Will this technology improve? Absolutely! Will it become a practical and affordable common light source? Cost, more than application will drive the answer to that question, and the energy spin may be the determining factor. I have recently seen new products that are actually white, and have controlled optics that have specific application advantages, but at a cost that will limit their use to situations where alternate solutions are not feasible as a result of other constraints. Commonplace and widespread in homes and offices? First we will have to see cost/benefit relationships that are more appealing than those thus far presented, or maybe even dreamed of. Then we have to see significant technology advances. I hope I live long enough, and this isn't just another media fad in an industry that usually has little innovation to get excited about.

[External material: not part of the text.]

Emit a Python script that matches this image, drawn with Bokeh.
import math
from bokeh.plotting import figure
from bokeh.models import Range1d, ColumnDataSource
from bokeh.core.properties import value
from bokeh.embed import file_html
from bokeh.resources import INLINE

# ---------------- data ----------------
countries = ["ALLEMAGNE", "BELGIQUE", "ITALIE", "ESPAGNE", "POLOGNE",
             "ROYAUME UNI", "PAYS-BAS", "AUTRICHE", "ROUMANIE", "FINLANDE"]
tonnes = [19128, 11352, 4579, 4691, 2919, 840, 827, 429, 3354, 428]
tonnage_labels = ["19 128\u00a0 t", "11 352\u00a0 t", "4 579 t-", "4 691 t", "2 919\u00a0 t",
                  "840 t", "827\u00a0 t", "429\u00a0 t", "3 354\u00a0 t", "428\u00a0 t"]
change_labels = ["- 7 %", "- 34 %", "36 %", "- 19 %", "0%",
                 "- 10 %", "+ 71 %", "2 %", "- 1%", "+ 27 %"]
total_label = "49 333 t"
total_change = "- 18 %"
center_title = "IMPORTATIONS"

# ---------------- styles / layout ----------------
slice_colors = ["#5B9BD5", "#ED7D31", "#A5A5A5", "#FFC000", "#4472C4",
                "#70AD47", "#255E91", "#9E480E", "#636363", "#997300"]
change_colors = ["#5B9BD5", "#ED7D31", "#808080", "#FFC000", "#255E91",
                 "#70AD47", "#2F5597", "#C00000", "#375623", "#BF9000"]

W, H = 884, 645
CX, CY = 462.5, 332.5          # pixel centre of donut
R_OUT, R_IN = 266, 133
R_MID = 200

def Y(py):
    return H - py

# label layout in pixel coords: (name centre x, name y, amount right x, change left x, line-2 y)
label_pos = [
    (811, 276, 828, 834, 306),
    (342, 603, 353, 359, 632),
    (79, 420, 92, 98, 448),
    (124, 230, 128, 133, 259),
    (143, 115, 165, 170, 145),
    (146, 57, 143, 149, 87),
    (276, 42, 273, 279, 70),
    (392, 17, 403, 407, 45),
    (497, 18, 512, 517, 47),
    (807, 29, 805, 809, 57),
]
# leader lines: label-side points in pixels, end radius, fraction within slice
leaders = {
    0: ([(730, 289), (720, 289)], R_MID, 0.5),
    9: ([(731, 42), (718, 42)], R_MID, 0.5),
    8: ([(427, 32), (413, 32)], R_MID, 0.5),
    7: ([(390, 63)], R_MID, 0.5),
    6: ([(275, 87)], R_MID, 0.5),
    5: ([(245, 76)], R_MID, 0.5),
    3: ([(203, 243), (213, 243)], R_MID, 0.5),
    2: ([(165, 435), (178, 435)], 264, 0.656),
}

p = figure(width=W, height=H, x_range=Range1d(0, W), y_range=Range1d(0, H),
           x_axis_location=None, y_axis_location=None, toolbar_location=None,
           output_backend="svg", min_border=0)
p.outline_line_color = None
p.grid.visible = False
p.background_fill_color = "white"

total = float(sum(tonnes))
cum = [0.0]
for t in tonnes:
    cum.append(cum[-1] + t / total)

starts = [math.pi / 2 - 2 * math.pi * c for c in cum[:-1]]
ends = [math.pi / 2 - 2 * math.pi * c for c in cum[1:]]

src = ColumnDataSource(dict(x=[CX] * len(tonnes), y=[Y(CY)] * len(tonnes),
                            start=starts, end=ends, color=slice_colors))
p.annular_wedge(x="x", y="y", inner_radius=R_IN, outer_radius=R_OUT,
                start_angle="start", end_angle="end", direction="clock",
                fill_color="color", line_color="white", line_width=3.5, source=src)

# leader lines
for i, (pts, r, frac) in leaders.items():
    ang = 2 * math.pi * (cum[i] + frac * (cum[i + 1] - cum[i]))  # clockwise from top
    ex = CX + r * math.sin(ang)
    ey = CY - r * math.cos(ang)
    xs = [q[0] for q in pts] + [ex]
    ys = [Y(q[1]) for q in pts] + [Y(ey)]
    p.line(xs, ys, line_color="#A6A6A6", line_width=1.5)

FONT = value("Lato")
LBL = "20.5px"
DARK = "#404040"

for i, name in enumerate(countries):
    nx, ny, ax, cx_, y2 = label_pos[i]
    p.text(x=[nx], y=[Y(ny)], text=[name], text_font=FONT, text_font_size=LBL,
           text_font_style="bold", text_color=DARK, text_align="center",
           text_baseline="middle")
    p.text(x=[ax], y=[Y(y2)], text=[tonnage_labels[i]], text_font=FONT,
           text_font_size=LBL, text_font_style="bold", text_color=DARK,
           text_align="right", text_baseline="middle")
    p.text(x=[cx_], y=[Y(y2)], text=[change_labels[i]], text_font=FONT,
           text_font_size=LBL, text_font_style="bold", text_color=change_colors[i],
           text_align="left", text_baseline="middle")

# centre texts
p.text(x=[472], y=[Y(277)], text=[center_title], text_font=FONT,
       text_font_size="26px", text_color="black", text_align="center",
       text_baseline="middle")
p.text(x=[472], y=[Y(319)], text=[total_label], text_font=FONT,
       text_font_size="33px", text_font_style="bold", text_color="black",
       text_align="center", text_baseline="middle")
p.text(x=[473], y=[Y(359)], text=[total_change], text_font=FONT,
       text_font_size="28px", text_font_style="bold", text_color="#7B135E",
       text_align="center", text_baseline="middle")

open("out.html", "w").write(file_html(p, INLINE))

Ken Douglas, Lighting Designer
Illumination Arts
While LEDs, particular color-changing LED products, are hot today-in some cases to the detriment of the projects they are used on-I do believe that they have the potential to become a major force in our industry. In just the last several years, we have seen this technology go from a curiosity to a standard tool in every lighting designer's toolbox. As the technology develops over the next several years, I anticipate that creative minds will find more and more uses for them.

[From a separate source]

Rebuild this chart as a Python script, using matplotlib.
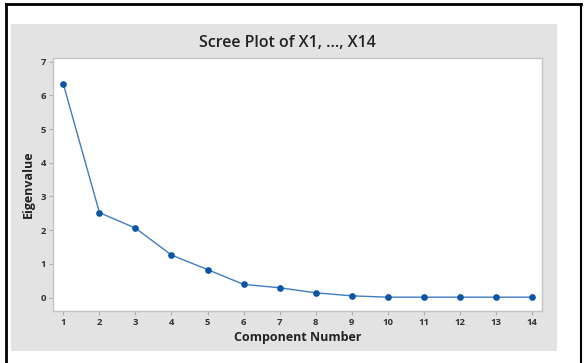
import matplotlib
matplotlib.use("Agg")
import matplotlib.pyplot as plt
from matplotlib.patches import Rectangle
from matplotlib.lines import Line2D

components = [1, 2, 3, 4, 5, 6, 7, 8, 9, 10, 11, 12, 13, 14]
eigenvalues = [6.33, 2.52, 2.06, 1.26, 0.83, 0.39, 0.29, 0.14, 0.05, 0.01, 0.01, 0.01, 0.01, 0.01]
y_ticks = [0, 1, 2, 3, 4, 5, 6, 7]

plt.rcParams['font.family'] = ['Open Sans', 'DejaVu Sans']

fig = plt.figure(figsize=(5.84, 3.63), dpi=100)
fig.patch.set_facecolor("white")

# gray panel behind the chart
fig.patches.append(Rectangle((11 / 584, 1 - 351 / 363), 546 / 584, 327 / 363,
                             transform=fig.transFigure, facecolor="#e3e3e3",
                             edgecolor="none", zorder=-5))
# black outer frame (left, top, right)
fig.add_artist(Line2D([6 / 584, 6 / 584], [0, 1 - 4 / 363], transform=fig.transFigure, color="black", lw=2))
fig.add_artist(Line2D([6 / 584, 581 / 584], [1 - 4 / 363, 1 - 4 / 363], transform=fig.transFigure, color="black", lw=2))
fig.add_artist(Line2D([581 / 584, 581 / 584], [0, 1 - 4 / 363], transform=fig.transFigure, color="black", lw=1.5))

ax = fig.add_axes([53.3 / 584, 1 - 311 / 363, 489 / 584, 253 / 363])
ax.set_zorder(2)
ax.set_facecolor("white")
ax.plot(components, eigenvalues, color="#3f7cc4", linewidth=1.0,
        marker="o", markersize=3.8, markerfacecolor="#0a55a5", markeredgecolor="#0a55a5")

ax.set_xlim(0.72, 14.29)
ax.set_ylim(-0.4, 7.11)
ax.set_xticks(components)
ax.set_yticks(y_ticks)
ax.tick_params(axis="both", labelsize=6.8, colors="#b0b0b0", labelcolor="#333333",
               length=3, width=0.8, pad=2)
for lbl in ax.get_xticklabels() + ax.get_yticklabels():
    lbl.set_fontweight("bold")
for s in ax.spines.values():
    s.set_color("#c4c4c4")
    s.set_linewidth(1.0)

ax.set_xlabel("Component Number", fontsize=9, fontweight="bold", color="#222222", labelpad=3)
ax.set_ylabel("Eigenvalue", fontsize=9, fontweight="bold", color="#222222", labelpad=4)
fig.text(287 / 584, 1 - 43 / 363, "Scree Plot of X1, …, X14", fontsize=11.5,
         fontweight="semibold", ha="center", va="center", color="#222222")

fig.savefig("out.png", dpi=100)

We must keep in mind that LEDs are a highbred of a lighting product and a silicon chip. This combination of worlds brings the mindset and product expectations of the tech sector to a lighting product. It does not seem unreasonable to expect that LEDs will follow their own version of Moore's Law, increasing in brightness and whiteness at a rapid pace.

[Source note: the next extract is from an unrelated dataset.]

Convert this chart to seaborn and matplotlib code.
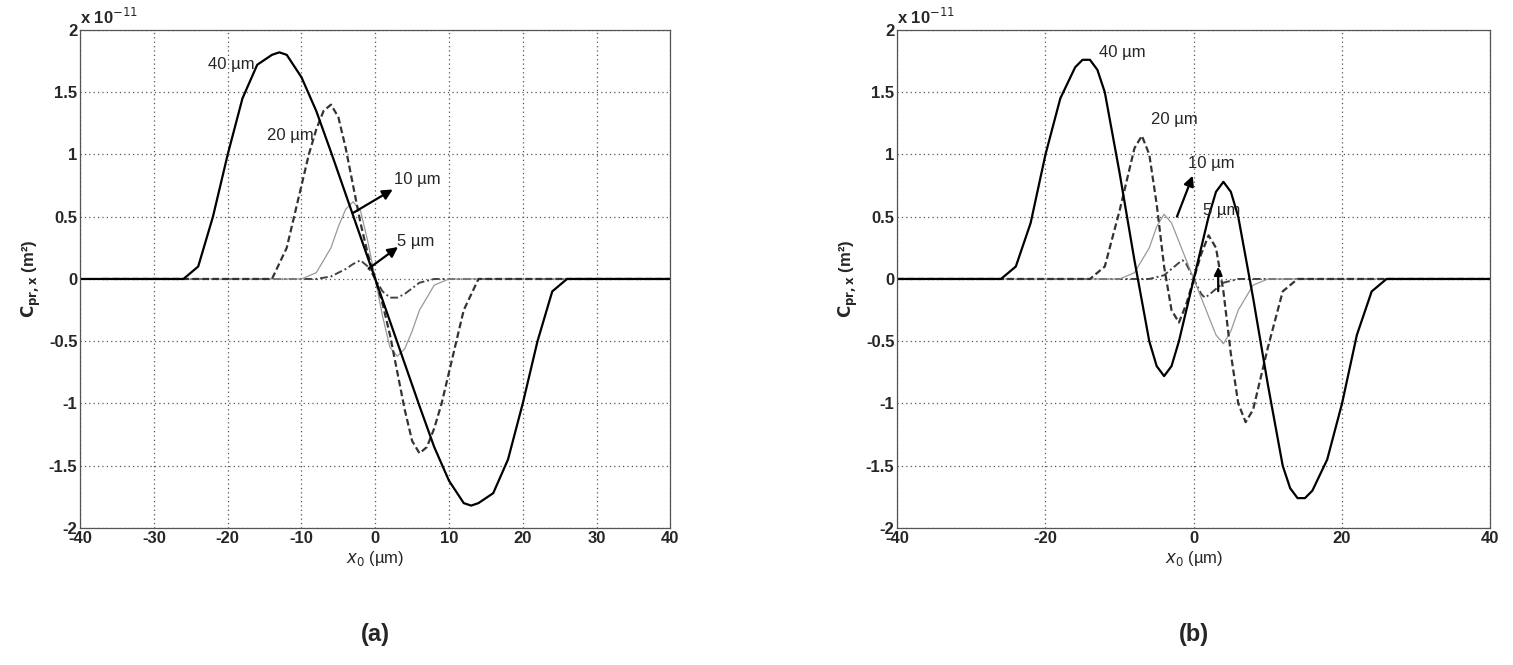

It is the challenge of a white LED, combined with price, that is keeping them out of general-purpose applications. Once an acceptable white LED is achieved, one of the major barriers holding back LEDs will fall. We have already seen LEDs displacing other light sources in the automotive industry, as well as some niche light sources in the architectural market. This trend will only accelerate once a reliable, stable and consistent white LED is manufactured. As for price, that is an issue that we have already seen begin to resolve itself over the last several years, as the price of some color-changing products has come down by 50 percent over their initial cost. This process should only accelerate as the products improve and demand increases.

Lastly, LEDs have energy efficiency working in their favor. As the cost of producing and delivering energy continues to rise, the push for more energy-efficient technologies will accelerate. With their long life (although not as long as originally advertised) and minimal energy consumption, LEDs have the potential to be integral to a designer's energy-efficient design responsibilities.

It is only a matter of time before LEDs displace more traditional, less energy-efficient and more maintenance-intensive sources.

Mark J. Cleaver, President
iLight Technologies
LED lighting technology is beginning to break into a whole new realm. If the current trend line continues, the next five to ten years will see a dramatic improvement in brightness and cost reduction. The key to success is going to be when light output intensity is sufficient enough to rival existing common light sources. This will be achieved through a combination of LEDs within application systems that maximize optical output.

A current approach, RGB, will be too expensive and troublesome. Using just white LEDs to replace bulbs will continue to have issues with lifetime, heat and color temperature. The laws of physics dictate white LEDs will have a difficult time overcoming these issues in their current form. Different, unique approaches are needed. iLight Technologies is introducing the next step in the LED lighting evolution-a process that achieves various white color temperatures. Yet the product will have the longer life and lower heat output associated with high-intensity blue LEDs. As these types of newer technologies are adopted by commercial and higher-end clients, they will eventually filter down to everyday home use as the cost drops. It's a typical Moore's law play on cost and performance. The cost of LEDs will decrease and brightness increase as LED die manufactures continue to aggressively attack quality and cost. The clock is ticking. It's just a matter of time.